2) Move to a Global Single-child policy: The one-woman, one-child policy is the best way there is of controlling these effects. Policies which shift the birth rate equation down at all income levels are the ones most likely to achieve our environmental aims without having to inflict misery and suffering on our own species, or on others. It would take a policy step-shift in thinking to address these problems, but as far as I am concerned, when I look at the numbers, I am certain that this is the only reasonable policy solution there is. We can start by asking religious leaders like Pope Francis to change their messaging around birth control.
And, of course, we can stop thinking of demographic change in the West as a ‘problem’. It isn’t a problem, it’s the start of the only real solution.
NOTE: I am including the full set of data which I used to do all calculations. I welcome any corrections or suggestions for improving the model.
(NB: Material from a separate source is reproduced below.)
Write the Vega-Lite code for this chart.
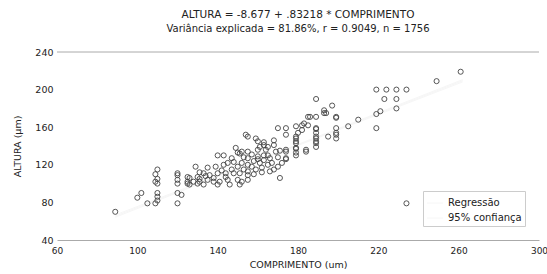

As with birth rates, we use data for 4 categories of countries from 1990 to 2015 (100 observations total). We have two explanatory variables, AGE and Y, where AGE is defined as the percentage of the population aged over 65 and Y is per capita GDP.
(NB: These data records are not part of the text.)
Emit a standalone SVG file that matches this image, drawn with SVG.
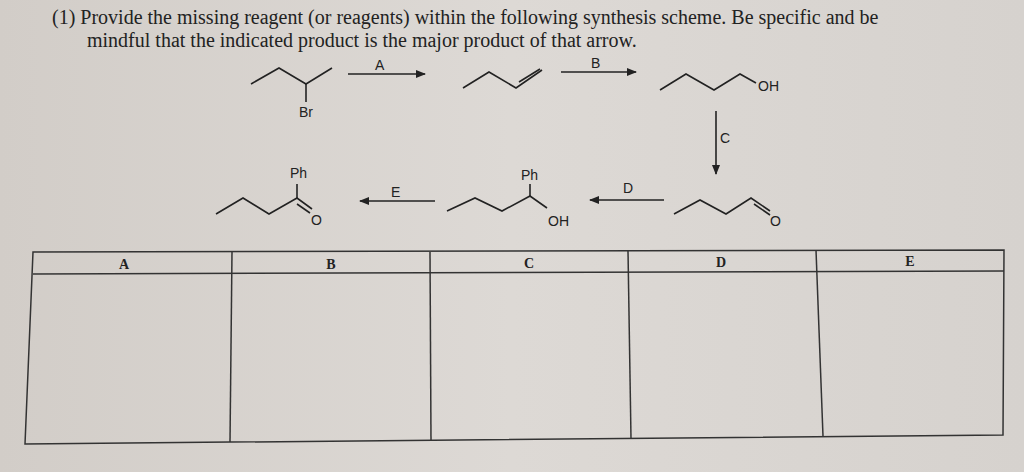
<svg xmlns="http://www.w3.org/2000/svg" width="1024" height="472" viewBox="0 0 1024 472">
<defs>
<linearGradient id="bg" x1="0" y1="0" x2="1" y2="0"><stop offset="0" stop-color="#d2cdc8"/><stop offset="0.5" stop-color="#ddd9d5"/><stop offset="1" stop-color="#d6d2ce"/></linearGradient>
<marker id="ah" markerWidth="10" markerHeight="8" refX="9" refY="4" orient="auto" markerUnits="userSpaceOnUse"><path d="M0,0 L10,4 L0,8 Z" fill="#222"/></marker>
<style>
.b{stroke:#222;stroke-width:1.6;fill:none;stroke-linejoin:miter}
.t{font-family:"Liberation Sans",Arial,sans-serif;font-size:14px;fill:#222}
.s{font-family:"Liberation Serif","Times New Roman",serif;font-size:20px;fill:#222}
.h{font-family:"Liberation Serif","Times New Roman",serif;font-size:14px;font-weight:bold;fill:#222;text-anchor:middle}
.a{stroke:#222;stroke-width:1.6;marker-end:url(#ah)}
.g{stroke:#333;stroke-width:1.5;fill:none}
</style>
</defs>
<rect width="1024" height="472" fill="url(#bg)"/>
<text class="s" x="52" y="24">(1) Provide the missing reagent (or reagents) within the following synthesis scheme. Be specific and be</text>
<text class="s" x="87" y="47">mindful that the indicated product is the major product of that arrow.</text>
<g id="bromobutane"><polyline class="b" points="251,84 279,68 306,84 332,68"/><line class="b" x1="306" y1="84" x2="306" y2="102"/><text class="t" x="299" y="117">Br</text></g>
<g id="butene"><polyline class="b" points="463,88 489,72 516,88 542,70"/><line class="b" x1="519" y1="82" x2="540" y2="69"/></g>
<g id="butanol"><polyline class="b" points="660,90 686,74 714,90 740,74 756,83"/><text class="t" x="758" y="91">OH</text></g>
<g id="butanal"><polyline class="b" points="674,214 700,200 726,214 751,198 770,211"/><line class="b" x1="754" y1="204" x2="770" y2="215"/><text class="t" x="770" y="226">O</text></g>
<g id="alcohol"><polyline class="b" points="447,211 475,198 502,211 530,196 547,208"/><line class="b" x1="530" y1="196" x2="530" y2="184"/><text class="t" x="521" y="180">Ph</text><text class="t" x="548" y="226">OH</text></g>
<g id="ketone"><polyline class="b" points="216,214 243,198 269,214 297,198 312,209"/><line class="b" x1="297" y1="204" x2="310" y2="213"/><line class="b" x1="297" y1="198" x2="297" y2="184"/><text class="t" x="290" y="178">Ph</text><text class="t" x="311" y="225">O</text></g>
<g id="connectors">
<line class="a" x1="348" y1="74" x2="425" y2="74"/><text class="t" x="375" y="70">A</text>
<line class="a" x1="561" y1="72" x2="636" y2="72"/><text class="t" x="591" y="68">B</text>
<line class="a" x1="716" y1="111" x2="716" y2="174"/><text class="t" x="720" y="143">C</text>
<line class="a" x1="664" y1="200" x2="590" y2="200"/><text class="t" x="623" y="193">D</text>
<line class="a" x1="435" y1="201" x2="360" y2="201"/><text class="t" x="391" y="197">E</text>
</g>
<g id="table">
<polygon class="g" points="33,252 1004,250 1003,435 25,444"/>
<line class="g" x1="33" y1="274" x2="1004" y2="271"/>
<line class="g" x1="232" y1="252" x2="230" y2="442"/>
<line class="g" x1="430" y1="252" x2="431" y2="440"/>
<line class="g" x1="628" y1="251" x2="631" y2="438"/>
<line class="g" x1="816" y1="250" x2="823" y2="436"/>
<text class="h" x="124" y="269">A</text><text class="h" x="331" y="269">B</text><text class="h" x="529" y="268">C</text><text class="h" x="721" y="267">D</text><text class="h" x="910" y="266">E</text>
</g>
</svg>
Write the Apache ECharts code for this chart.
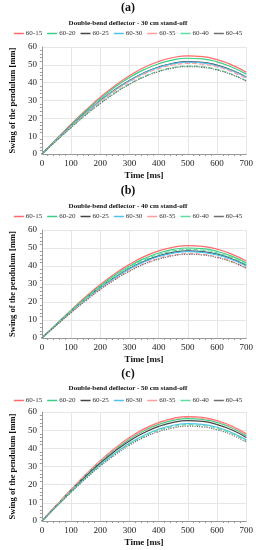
<!DOCTYPE html>
<html><head><meta charset="utf-8">
<script src="https://cdn.jsdelivr.net/npm/echarts@6/dist/echarts.min.js"></script>
<style>html,body{margin:0;padding:0;background:#fff}#c{width:256px;height:550px}</style>
</head><body><div id="c"></div>
<script>
var times = [0,50,100,150,200,250,300,350,400,450,500,550,600,650,700];
var seriesNames = ['60-15','60-20','60-25','60-30','60-35','60-40','60-45'];
var panelLabels = ['(a)','(b)','(c)'];
var panelTitles = ['Double-bend deflector - 30 cm stand-off','Double-bend deflector - 40 cm stand-off','Double-bend deflector - 50 cm stand-off'];

// Panel (a) 30 cm
var a_60_15 = [0,8.4,16.7,24.5,31.8,38.3,43.9,48.5,51.9,54.1,55.0,54.6,52.9,50.0,45.9];
var a_60_20 = [0,8.2,16.3,24.0,31.0,37.4,42.9,47.3,50.6,52.8,53.7,53.3,51.7,48.8,44.8];
var a_60_25 = [0,7.9,15.7,23.1,29.9,36.1,41.3,45.6,48.8,50.9,51.8,51.4,49.8,47.1,43.2];
var a_60_30 = [0,7.9,15.6,23.0,29.8,35.8,41.1,45.4,48.6,50.6,51.5,51.1,49.5,46.8,43.0];
var a_60_35 = [0,7.8,15.4,22.7,29.4,35.4,40.5,44.8,47.9,49.9,50.8,50.4,48.9,46.2,42.4];
var a_60_40 = [0,7.5,14.9,22.0,28.5,34.3,39.3,43.4,46.5,48.5,49.3,48.9,47.4,44.8,41.1];
var a_60_45 = [0,7.5,14.8,21.9,28.3,34.1,39.1,43.2,46.2,48.2,49.0,48.6,47.1,44.5,40.9];
// Panel (b) 40 cm
var b_60_15 = [0,7.8,15.5,22.9,29.7,35.7,40.9,45.2,48.4,50.4,51.3,50.9,49.4,46.6,42.8];
var b_60_20 = [0,7.7,15.2,22.3,28.9,34.8,39.9,44.1,47.2,49.2,50.0,49.6,48.1,45.5,41.7];
var b_60_25 = [0,7.4,14.7,21.6,28.0,33.7,38.6,42.6,45.6,47.6,48.4,48.0,46.6,44.0,40.4];
var b_60_30 = [0,7.3,14.5,21.4,27.7,33.4,38.3,42.3,45.3,47.2,48.0,47.6,46.2,43.6,40.0];
var b_60_35 = [0,7.2,14.2,20.9,27.1,32.6,37.4,41.3,44.2,46.1,46.9,46.5,45.1,42.6,39.1];
var b_60_40 = [0,7.5,14.9,21.9,28.4,34.2,39.3,43.3,46.4,48.4,49.2,48.8,47.3,44.7,41.0];
var b_60_45 = [0,7.1,14.1,20.7,26.9,32.4,37.1,41.0,43.8,45.7,46.5,46.1,44.7,42.3,38.8];
// Panel (c) 50 cm
var c_60_15 = [0,8.8,17.4,25.6,33.2,40.0,45.9,50.7,54.2,56.5,57.5,57.0,55.3,52.3,48.0];
var c_60_20 = [0,8.6,17.1,25.2,32.6,39.3,45.0,49.7,53.2,55.4,56.4,55.9,54.3,51.3,47.0];
var c_60_25 = [0,8.4,16.7,24.6,31.9,38.4,44.1,48.6,52.1,54.3,55.2,54.8,53.1,50.2,46.0];
var c_60_30 = [0,8.2,16.2,23.9,31.0,37.3,42.8,47.2,50.5,52.7,53.6,53.2,51.6,48.7,44.7];
var c_60_35 = [0,8.7,17.3,25.4,32.9,39.7,45.5,50.2,53.8,56.0,57.0,56.5,54.8,51.8,47.5];
var c_60_40 = [0,8.1,16.1,23.6,30.6,36.9,42.3,46.7,50.0,52.1,53.0,52.6,51.0,48.2,44.2];
var c_60_45 = [0,8.0,15.8,23.3,30.2,36.3,41.7,46.0,49.2,51.3,52.2,51.8,50.2,47.5,43.5];

var xTicks = [0,100,200,300,400,500,600,700];
var yTicks = [0,10,20,30,40,50,60];

var panels = [
  [a_60_15,a_60_20,a_60_25,a_60_30,a_60_35,a_60_40,a_60_45],
  [b_60_15,b_60_20,b_60_25,b_60_30,b_60_35,b_60_40,b_60_45],
  [c_60_15,c_60_20,c_60_25,c_60_30,c_60_35,c_60_40,c_60_45]
];

var colors = ['#ff6b6b','#3dcf85','#454545','#4ec3f2','#ff9e9e','#5fdca0','#6f6f6f'];
var types = ['solid','solid','solid','solid','dashed','dashed','dotted'];

var FONT = '"Liberation Serif","DejaVu Serif",serif';
var L = {
  labelY: [9, 192, 375],
  titleY: [24, 207, 389],
  legendY: [34, 217, 401],
  gridTop: [47, 230, 412],
  gridH: [107, 108, 109]
};

var option = {
  animation: false,
  backgroundColor: '#fff',
  title: [], legend: [], grid: [], xAxis: [], yAxis: [], series: []
};

for (var p = 0; p < 3; p++) {
  option.title.push({
    text: panelLabels[p], left: 'center', top: L.labelY[p] - 7, padding: 0,
    textStyle: {fontFamily: FONT, fontSize: 12, fontWeight: 'bold', color: '#111'}
  });
  option.title.push({
    text: panelTitles[p], left: 'center', top: L.titleY[p] - 4, padding: 0,
    textStyle: {fontFamily: FONT, fontSize: 7, fontWeight: 'bold', color: '#111'}
  });
  option.legend.push({
    show: true,
    data: seriesNames, top: L.legendY[p] - 4, left: 'center', width: 256,
    itemWidth: 10, itemHeight: 1.5, itemGap: 5, padding: 0,
    icon: 'path://M0,0L10,0L10,1.5L0,1.5Z',
    textStyle: {fontFamily: FONT, fontSize: 7, color: '#333', padding: [0,0,0,-3]}
  });
  option.grid.push({left: 31, right: 9, top: L.gridTop[p], height: L.gridH[p]});
  option.xAxis.push({
    type: 'value', gridIndex: p, min: 0, max: 700, interval: 100,
    name: 'Time [ms]', nameLocation: 'middle', nameGap: 17,
    nameTextStyle: {fontFamily: FONT, fontSize: 9, fontWeight: 'bold', color: '#111'},
    axisLine: {show: true, lineStyle: {color: '#999', width: 1}},
    axisTick: {show: false},
    minorTick: {show: true, splitNumber: 5, length: 2, lineStyle: {color: '#999'}},
    axisLabel: {fontFamily: FONT, fontSize: 9, color: '#222', margin: 5},
    splitLine: {show: true, lineStyle: {color: '#e6e6e6', width: 1}}
  });
  option.yAxis.push({
    type: 'value', gridIndex: p, min: 0, max: 60, interval: 10,
    name: 'Swing of the pendulum [mm]', nameLocation: 'middle', nameGap: 20,
    nameTextStyle: {fontFamily: FONT, fontSize: 8.5, fontWeight: 'bold', color: '#111'},
    axisLine: {show: true, lineStyle: {color: '#999', width: 1}},
    axisTick: {show: false},
    minorTick: {show: true, splitNumber: 5, length: 2, lineStyle: {color: '#999'}},
    axisLabel: {fontFamily: FONT, fontSize: 9, color: '#222', margin: 5},
    splitLine: {show: true, lineStyle: {color: '#e6e6e6', width: 1}}
  });
  for (var s = 0; s < seriesNames.length; s++) {
    var vals = panels[p][s];
    var d = [];
    for (var i = 0; i < times.length; i++) d.push([times[i], vals[i]]);
    option.series.push({
      name: seriesNames[s], type: 'line', xAxisIndex: p, yAxisIndex: p,
      data: d, smooth: true, showSymbol: false, symbol: 'none',
      color: colors[s],
      itemStyle: {color: colors[s]},
      lineStyle: {color: colors[s], width: 1.2, type: types[s]}
    });
  }
}

var chart = echarts.init(document.getElementById('c'), null, {renderer: 'canvas'});
chart.setOption(option);
</script>
</body></html>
After eyeballing the scattergrams, we test the following functional form:
d = (minY^a)/Y^a * (1/AGE^g)
Where minY is the constant equal to the smallest value of Y in the series.
Logarithmic transformation gives:
ln(d) = ln(minY^a) – a*ln(Y) – g*ln(AGE)
which we test on the data using OLS. Here are the results:
Adjusted R square: 75.191
Intercept coefficient: 7.37384
t-Stat: 20.4011
Y coefficient: -1.01444
t-Stat: -13.1059
AGE coefficient: 2.0097
t-Stat: 11.5208
The estimated intercept is a good, but not perfect, approximation of ln(minY^a)
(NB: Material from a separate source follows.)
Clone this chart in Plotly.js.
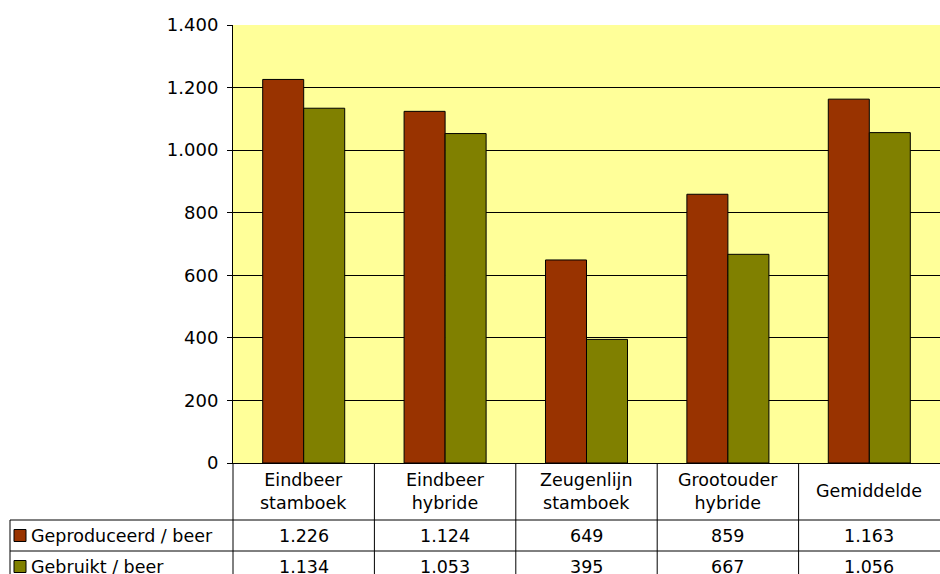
<!DOCTYPE html>
<html>
<head>
<meta charset="utf-8">
<script src="https://cdn.plot.ly/plotly-3.0.1.min.js"></script>
<style>html,body{margin:0;padding:0;background:#fff;}#chart{width:940px;height:574px;}</style>
</head>
<body>
<div id="chart"></div>
<script>
var categories = ["Eindbeer<br>stamboek", "Eindbeer<br>hybride", "Zeugenlijn<br>stamboek", "Grootouder<br>hybride", "Gemiddelde"];
var seriesNames = ["Geproduceerd / beer", "Gebruikt / beer"];
var geproduceerd = [1226, 1124, 649, 859, 1163];
var gebruikt = [1134, 1053, 395, 667, 1056];
var colors = ["#993300", "#808000"];

var FONT = "DejaVu Sans, Verdana, sans-serif";
var FS = 17.5;
var plotH = 438, plotW = 707; // plot area in px
function py(px) { return -px / plotH; } // px below the axis -> paper y
function pxX(px) { return px / plotW; }

var n = categories.length;
var xs = categories.map(function (c, i) { return i; });

var traces = [
  {type: "bar", x: xs, y: geproduceerd, name: seriesNames[0], marker: {color: colors[0], line: {color: "#000", width: 1}}, hoverinfo: "y"},
  {type: "bar", x: xs, y: gebruikt, name: seriesNames[1], marker: {color: colors[1], line: {color: "#000", width: 1}}, hoverinfo: "y"}
];

// table geometry (px below plot bottom)
var headerBottom = 57, row1Bottom = 88, row2Bottom = 119;
var leftEdge = -223;
var shapes = [], annotations = [];
var lineStyle = {color: "#000", width: 1};

[headerBottom, row1Bottom].forEach(function (h) {
  shapes.push({type: "line", xref: "paper", yref: "paper", x0: pxX(leftEdge), x1: 1.02, y0: py(h), y1: py(h), line: lineStyle});
});
for (var i = 1; i < n; i++) {
  shapes.push({type: "line", xref: "paper", yref: "paper", x0: i / n, x1: i / n, y0: 0, y1: py(row2Bottom), line: lineStyle});
}
shapes.push({type: "line", xref: "paper", yref: "paper", x0: 0, x1: 0, y0: 0, y1: py(row2Bottom), line: lineStyle});
shapes.push({type: "line", xref: "paper", yref: "paper", x0: pxX(leftEdge), x1: pxX(leftEdge), y0: py(headerBottom), y1: py(row2Bottom), line: lineStyle});

function thousands(v) {
  var s = String(v);
  return s.length > 3 ? s.slice(0, s.length - 3) + "." + s.slice(s.length - 3) : s;
}

categories.forEach(function (c, i) {
  annotations.push({xref: "paper", yref: "paper", x: (i + 0.5) / n, y: py(headerBottom / 2), text: c, showarrow: false,
    font: {family: FONT, size: FS, color: "#000"}, xanchor: "center", yanchor: "middle"});
});
var rows = [geproduceerd, gebruikt];
var rowCenters = [(headerBottom + row1Bottom) / 2, (row1Bottom + row2Bottom) / 2];
rows.forEach(function (vals, r) {
  vals.forEach(function (v, i) {
    annotations.push({xref: "paper", yref: "paper", x: (i + 0.5) / n, y: py(rowCenters[r]), text: thousands(v), showarrow: false,
      font: {family: FONT, size: FS, color: "#000"}, xanchor: "center", yanchor: "middle"});
  });
  shapes.push({type: "rect", xref: "paper", yref: "paper", x0: pxX(-219), x1: pxX(-207), y0: py(rowCenters[r] - 6), y1: py(rowCenters[r] + 6),
    fillcolor: colors[r], line: {color: "#000", width: 1}});
  annotations.push({xref: "paper", yref: "paper", x: pxX(-204), y: py(rowCenters[r]), text: seriesNames[r], showarrow: false,
    font: {family: FONT, size: FS, color: "#000"}, xanchor: "left", yanchor: "middle"});
});

var layout = {
  width: 940, height: 574,
  margin: {l: 233, r: 0, t: 25, b: 111},
  paper_bgcolor: "#fff",
  plot_bgcolor: "#FFFF99",
  separators: ",.",
  showlegend: false,
  barmode: "group",
  bargap: 0.42,
  bargroupgap: 0,
  font: {family: FONT, color: "#000"},
  xaxis: {range: [-0.5, n - 0.5], showticklabels: false, ticks: "", showgrid: false, zeroline: false,
    showline: true, linecolor: "#000", linewidth: 1, fixedrange: true},
  yaxis: {range: [0, 1400], dtick: 200, tickformat: ",d", showgrid: true, gridcolor: "#000", gridwidth: 1,
    zeroline: false, showline: true, linecolor: "#000", linewidth: 1, ticks: "outside", ticklen: 5, tickcolor: "#000",
    ticklabelstandoff: 5,
    tickfont: {family: FONT, size: 18, color: "#000"}, fixedrange: true},
  shapes: shapes,
  annotations: annotations
};

Plotly.newPlot("chart", traces, layout, {displayModeBar: false, staticPlot: true});
</script>
</body>
</html>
Here are the fitted against actual values of the scattergram for death rate against per capita GDP:
While the results are not as good as with the birth rates calculations, it is nevertheless a good enough fit and the explanatory variables have a strong enough confidence factor to be usable in our estimations.
We begin by examining the scatter of data for 100 observations of per capita GDP and per capita emissions for 4 categories of countries, over 25 years (1990 – 2015).
The scatter suggests a cubic functional form, so we test:
GHG = a + b*Y + c*Y^2 + d*Y^3
where GHG are per capita emissions of GHG, and Y is per capita GDP.